New Academic Book Series: Hagiography Beyond Tradition with Amsterdam University Press

If you follow me on Twitter, you might be vaguely aware of some mysterious messages from me over the past few months, suggesting some sort of clandestine publishing hook-up scenario. Time for the big reveal. I now have the distinct pleasure of announcing details of a new book series at Amsterdam University Press: Hagiography Beyond Tradition (HBT). Full disclosure: I'm the Series Editor, and a rabid fangirl of the kind of scholarship we're going to showcase in the series. 

Hagiography Beyond Tradition series image, digital collage by James Kerr. Mary Magdalene photobombs the Virgin Mary taking a selfie on a smartphone.

Hagiography Beyond Tradition series image, digital collage by James Kerr. Mary Magdalene photobombs the Virgin Mary taking a selfie on a smartphone.

HBT provides a home for cutting-edge scholarship on medieval saints and sanctity, combining rigorous attention to historical context with heuristics drawn from modern critical theories. The series seeks to publish incisive, impactful, and broadly interdisciplinary work. What’s more, HBT aims explicitly to foreground the work of innovative early-career researchers and put them on equal terms with more established senior academics. This is a publication space carved out to show what the best of what our field can achieve. Bring us your most audacious, most stimulating, most challenging hagiographical scholarship - work which brings your brain joy, done to the highest quality, grasping fully context and nuance - and we will do the rest. 

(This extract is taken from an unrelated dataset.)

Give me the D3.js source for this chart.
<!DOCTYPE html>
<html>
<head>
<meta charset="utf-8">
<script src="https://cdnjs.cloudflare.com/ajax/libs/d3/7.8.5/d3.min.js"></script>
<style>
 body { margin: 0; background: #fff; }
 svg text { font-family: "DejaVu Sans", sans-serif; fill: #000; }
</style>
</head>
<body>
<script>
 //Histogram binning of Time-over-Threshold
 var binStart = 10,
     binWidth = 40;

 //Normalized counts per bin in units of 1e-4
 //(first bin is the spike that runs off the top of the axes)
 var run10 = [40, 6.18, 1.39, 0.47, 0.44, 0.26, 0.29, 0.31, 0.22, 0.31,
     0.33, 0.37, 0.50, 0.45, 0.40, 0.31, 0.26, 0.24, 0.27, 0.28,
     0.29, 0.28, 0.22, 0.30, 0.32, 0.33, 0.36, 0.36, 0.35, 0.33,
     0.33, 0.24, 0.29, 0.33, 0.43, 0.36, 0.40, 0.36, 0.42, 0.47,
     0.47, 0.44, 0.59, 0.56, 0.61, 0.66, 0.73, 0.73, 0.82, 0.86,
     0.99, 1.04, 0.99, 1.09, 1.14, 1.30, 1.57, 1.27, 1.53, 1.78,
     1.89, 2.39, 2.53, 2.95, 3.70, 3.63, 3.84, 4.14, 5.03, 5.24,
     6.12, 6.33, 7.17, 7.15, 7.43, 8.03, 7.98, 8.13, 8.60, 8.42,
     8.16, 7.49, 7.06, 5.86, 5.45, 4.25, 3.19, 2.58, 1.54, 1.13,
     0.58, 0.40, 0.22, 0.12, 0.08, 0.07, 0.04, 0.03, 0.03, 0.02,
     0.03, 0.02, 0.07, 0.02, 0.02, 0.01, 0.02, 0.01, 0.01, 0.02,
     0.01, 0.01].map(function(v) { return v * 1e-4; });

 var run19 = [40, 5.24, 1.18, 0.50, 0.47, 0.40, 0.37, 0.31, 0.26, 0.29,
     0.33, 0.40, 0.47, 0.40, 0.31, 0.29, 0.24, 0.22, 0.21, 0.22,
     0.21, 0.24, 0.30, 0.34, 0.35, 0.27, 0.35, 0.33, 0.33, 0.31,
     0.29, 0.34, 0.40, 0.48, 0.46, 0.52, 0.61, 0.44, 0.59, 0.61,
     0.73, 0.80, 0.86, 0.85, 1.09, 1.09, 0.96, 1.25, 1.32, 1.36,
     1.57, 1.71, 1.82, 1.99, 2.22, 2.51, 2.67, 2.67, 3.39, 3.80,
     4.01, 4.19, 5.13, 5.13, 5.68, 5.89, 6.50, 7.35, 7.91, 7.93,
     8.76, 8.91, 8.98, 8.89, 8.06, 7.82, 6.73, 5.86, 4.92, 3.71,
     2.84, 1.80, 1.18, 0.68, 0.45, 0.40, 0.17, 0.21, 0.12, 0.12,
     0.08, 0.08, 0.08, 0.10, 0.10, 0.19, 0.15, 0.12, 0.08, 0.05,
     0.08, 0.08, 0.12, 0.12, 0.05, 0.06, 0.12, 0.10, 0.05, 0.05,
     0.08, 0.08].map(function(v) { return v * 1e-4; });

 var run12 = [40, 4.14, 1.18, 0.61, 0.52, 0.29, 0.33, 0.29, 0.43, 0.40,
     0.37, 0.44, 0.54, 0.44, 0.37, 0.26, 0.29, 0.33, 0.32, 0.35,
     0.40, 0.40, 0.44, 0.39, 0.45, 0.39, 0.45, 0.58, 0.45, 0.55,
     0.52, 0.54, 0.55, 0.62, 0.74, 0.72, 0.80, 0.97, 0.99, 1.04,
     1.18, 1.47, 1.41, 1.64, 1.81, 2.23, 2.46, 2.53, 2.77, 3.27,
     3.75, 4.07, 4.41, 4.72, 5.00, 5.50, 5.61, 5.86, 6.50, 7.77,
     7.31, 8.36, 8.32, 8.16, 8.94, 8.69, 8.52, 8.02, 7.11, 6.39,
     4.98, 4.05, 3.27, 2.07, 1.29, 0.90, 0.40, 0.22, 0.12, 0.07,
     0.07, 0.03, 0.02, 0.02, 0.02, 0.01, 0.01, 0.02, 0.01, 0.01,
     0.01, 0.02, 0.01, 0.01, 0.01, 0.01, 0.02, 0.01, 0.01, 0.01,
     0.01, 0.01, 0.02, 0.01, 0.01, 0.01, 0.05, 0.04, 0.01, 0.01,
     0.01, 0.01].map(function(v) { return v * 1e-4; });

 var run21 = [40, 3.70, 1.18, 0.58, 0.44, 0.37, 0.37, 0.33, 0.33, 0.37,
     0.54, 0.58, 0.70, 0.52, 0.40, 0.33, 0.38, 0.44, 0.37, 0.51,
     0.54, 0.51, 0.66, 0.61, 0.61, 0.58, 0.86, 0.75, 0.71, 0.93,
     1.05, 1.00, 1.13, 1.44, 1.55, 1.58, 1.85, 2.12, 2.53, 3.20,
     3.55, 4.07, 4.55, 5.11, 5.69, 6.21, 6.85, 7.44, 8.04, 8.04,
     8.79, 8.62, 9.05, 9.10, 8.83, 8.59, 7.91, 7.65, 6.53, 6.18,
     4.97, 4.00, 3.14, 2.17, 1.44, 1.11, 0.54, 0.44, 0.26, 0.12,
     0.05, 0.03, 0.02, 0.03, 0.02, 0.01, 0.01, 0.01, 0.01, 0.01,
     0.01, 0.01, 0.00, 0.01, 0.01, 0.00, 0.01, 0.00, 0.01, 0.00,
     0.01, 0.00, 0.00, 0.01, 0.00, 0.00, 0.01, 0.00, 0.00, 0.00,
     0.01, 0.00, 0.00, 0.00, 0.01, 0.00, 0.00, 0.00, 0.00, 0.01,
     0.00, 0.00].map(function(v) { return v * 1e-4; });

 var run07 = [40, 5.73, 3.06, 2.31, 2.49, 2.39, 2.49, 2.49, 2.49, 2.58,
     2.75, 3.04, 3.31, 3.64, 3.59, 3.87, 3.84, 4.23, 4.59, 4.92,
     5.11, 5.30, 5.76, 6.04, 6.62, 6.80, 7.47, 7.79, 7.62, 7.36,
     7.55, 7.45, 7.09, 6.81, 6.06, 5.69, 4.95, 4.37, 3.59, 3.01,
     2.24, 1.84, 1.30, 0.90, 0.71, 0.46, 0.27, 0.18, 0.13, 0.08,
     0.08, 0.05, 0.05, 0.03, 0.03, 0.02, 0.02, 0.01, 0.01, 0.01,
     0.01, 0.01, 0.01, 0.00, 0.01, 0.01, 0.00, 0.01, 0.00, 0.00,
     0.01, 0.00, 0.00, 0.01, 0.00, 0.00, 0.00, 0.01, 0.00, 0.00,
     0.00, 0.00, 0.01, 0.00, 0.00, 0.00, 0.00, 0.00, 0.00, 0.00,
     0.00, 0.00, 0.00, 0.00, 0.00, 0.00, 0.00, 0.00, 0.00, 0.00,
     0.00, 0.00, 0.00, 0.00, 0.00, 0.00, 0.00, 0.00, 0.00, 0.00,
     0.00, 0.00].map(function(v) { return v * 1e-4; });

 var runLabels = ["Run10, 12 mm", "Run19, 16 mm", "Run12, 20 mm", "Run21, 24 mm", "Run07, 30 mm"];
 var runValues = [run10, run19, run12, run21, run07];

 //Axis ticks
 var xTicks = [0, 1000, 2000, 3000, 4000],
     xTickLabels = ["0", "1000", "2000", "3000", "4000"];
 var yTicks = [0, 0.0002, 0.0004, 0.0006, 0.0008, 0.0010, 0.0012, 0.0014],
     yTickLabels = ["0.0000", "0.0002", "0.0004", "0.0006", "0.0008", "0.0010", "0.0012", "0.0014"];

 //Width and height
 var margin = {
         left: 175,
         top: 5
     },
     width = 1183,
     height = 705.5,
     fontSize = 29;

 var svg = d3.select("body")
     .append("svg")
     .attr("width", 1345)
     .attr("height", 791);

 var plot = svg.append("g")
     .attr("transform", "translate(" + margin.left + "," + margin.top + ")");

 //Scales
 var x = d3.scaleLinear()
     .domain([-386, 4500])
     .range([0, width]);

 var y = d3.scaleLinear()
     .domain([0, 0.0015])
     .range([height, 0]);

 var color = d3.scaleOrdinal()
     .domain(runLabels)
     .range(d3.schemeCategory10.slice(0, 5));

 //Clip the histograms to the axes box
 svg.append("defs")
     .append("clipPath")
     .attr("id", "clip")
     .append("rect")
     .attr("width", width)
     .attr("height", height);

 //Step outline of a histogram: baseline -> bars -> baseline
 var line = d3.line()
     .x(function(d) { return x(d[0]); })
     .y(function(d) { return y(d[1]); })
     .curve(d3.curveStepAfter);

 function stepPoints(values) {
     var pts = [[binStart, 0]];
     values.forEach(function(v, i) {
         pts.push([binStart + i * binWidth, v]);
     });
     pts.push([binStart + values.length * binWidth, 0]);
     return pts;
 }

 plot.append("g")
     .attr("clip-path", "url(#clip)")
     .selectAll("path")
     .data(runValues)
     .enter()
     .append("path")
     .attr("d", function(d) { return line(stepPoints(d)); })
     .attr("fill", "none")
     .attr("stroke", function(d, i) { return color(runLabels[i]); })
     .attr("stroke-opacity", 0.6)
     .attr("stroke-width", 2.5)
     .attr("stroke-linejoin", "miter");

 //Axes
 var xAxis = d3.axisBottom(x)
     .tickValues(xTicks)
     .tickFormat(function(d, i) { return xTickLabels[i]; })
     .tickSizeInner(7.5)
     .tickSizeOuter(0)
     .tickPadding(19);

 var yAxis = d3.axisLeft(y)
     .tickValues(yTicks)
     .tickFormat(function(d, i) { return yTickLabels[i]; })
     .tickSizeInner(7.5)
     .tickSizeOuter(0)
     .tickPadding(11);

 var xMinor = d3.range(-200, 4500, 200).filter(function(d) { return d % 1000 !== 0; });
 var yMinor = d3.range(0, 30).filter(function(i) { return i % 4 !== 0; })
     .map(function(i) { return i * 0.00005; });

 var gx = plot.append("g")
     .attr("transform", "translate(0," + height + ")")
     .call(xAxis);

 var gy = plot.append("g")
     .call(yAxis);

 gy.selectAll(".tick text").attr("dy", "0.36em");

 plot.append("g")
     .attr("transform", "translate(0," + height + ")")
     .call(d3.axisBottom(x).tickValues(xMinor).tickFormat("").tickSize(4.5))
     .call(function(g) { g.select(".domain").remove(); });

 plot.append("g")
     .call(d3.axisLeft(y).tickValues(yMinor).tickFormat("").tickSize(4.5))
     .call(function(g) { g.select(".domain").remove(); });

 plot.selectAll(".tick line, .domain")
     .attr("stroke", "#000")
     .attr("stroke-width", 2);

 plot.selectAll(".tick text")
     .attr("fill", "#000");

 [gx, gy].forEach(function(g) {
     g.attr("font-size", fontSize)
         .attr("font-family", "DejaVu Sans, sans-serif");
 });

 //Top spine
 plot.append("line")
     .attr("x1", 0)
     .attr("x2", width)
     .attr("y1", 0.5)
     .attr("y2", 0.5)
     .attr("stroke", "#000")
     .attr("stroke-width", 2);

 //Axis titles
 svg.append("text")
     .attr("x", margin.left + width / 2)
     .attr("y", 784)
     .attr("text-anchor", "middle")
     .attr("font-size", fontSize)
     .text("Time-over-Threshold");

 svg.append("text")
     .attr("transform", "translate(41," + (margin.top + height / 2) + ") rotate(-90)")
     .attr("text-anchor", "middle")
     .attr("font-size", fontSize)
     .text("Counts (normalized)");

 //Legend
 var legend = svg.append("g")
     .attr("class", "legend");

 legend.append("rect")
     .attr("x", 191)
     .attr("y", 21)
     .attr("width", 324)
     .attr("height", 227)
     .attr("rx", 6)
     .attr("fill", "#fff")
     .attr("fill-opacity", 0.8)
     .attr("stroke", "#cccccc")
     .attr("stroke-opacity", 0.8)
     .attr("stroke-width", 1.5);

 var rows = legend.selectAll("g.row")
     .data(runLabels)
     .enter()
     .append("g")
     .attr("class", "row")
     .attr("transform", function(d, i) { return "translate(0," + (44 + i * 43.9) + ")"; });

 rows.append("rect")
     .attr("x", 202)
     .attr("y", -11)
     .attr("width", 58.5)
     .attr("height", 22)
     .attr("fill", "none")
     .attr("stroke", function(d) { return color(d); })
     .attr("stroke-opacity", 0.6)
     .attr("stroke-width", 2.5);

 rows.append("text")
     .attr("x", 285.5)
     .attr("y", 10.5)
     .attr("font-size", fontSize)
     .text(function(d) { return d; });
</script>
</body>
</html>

The series’ vital statistics are collected below, and full details can be found online here.

 

If you have any questions or queries about the series generally, the proposal process, or working with the Press, email our deeply excellent Acquisitions Editor, Shannon Cunningham at S.Cunningham [at] aup.nl.

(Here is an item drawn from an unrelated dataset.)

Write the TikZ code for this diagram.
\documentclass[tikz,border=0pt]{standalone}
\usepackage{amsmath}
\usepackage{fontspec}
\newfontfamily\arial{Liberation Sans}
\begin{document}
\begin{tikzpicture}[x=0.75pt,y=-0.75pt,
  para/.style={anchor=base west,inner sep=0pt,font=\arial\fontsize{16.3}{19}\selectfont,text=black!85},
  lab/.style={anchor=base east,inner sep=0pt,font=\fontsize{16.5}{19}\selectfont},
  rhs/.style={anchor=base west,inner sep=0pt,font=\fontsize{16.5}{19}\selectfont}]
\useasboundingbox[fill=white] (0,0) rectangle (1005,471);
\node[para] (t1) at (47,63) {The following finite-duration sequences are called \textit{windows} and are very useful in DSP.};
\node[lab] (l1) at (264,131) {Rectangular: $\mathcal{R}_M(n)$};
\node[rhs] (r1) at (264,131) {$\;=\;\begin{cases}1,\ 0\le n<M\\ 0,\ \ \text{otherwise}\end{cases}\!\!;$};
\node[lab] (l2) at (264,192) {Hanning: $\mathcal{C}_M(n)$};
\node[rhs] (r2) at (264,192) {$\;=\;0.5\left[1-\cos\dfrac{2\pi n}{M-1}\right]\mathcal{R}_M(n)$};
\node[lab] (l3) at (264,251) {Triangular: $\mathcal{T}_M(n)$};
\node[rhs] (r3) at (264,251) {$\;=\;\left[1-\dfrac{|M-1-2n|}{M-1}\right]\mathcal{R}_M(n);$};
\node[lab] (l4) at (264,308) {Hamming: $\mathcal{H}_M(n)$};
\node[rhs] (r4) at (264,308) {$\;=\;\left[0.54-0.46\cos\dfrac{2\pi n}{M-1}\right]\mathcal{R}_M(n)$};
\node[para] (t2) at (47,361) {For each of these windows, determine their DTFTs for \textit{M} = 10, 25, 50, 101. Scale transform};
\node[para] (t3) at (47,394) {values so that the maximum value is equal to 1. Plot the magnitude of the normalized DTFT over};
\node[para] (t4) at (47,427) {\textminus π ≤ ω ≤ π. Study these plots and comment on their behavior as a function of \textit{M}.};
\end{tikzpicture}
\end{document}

I'm also very happy to talk through ideas for publications, chat about academic fit, and so forth - so if you want to learn more, don't hesitate to drop me a line at a.spencer-hall [at] qmul.ac.uk. Lets take hagiographical scholarship to the next level together. 

Series Details

  • Proposals for monographs and cohesive edited collections are welcome.
  • Expected word count of final publication: 70,000-110,000.
  • All publications will be in English.
  • Geographical scope: all of medieval Christendom, including Byzantium.
  • Chronological scope: ca. 500-1500.
  • Series Editor: Alicia Spencer- Hall (Queen Mary, University of London).
  • Editorial Board: Bill Burgwinkle (University of Cambridge); Martha Newman (University of Texas); Sarah Salih (King’s College London); Anna Taylor (University of Massachusetts).
  • Acquisitions Editor (at Amsterdam University Press): Shannon Cunningham.
  • Complementary to the Hagiography Society’s existing series, Sanctity in Global Perspective, which concentrates on comparative rather than more theoretical studies. We very much hope for cross-fertilisation whenever possible between the two series.

Series Abstract

The study of sanctity in medieval Europe is starting to elicit cutting-edge, innovative and genuinely interdisciplinary scholarship that destabilizes what people have conventionally considered to be hagiography. This is demonstrated in the topic range of panels sponsored by the Hagiography Society at recent landmark medievalist conferences. While hagiography has traditionally been understood only in religious terms, recent scholarship moves beyond such frameworks to consider alternate ways of identifying and representing exemplary people. So doing, such research emphasises modern cultural analogies and resonances with medieval figures.

It is not enough, however, to approach saints’ lives with a “sexy” modern framework. The best scholarship is rooted in analytical rigour, close attention to context(s), and a keen awareness of the potential pitfalls of anachronism, all the while accepting that anachronism can often be productive. This series provides a home for the kind of work that negotiates that border between the traditional and the contemporary and encourages scholarship enhanced by interventions drawn from celebrity studies, trans studies, crip theory, animal and monster studies, the history of senses and the emotions, media studies, and beyond. Rather than considering hagiography as a single genre, the series is open to expanding the ways in which we imagine how people come to be offered for veneration, as well as the media and genres in which they are fashioned, represented, and celebrated.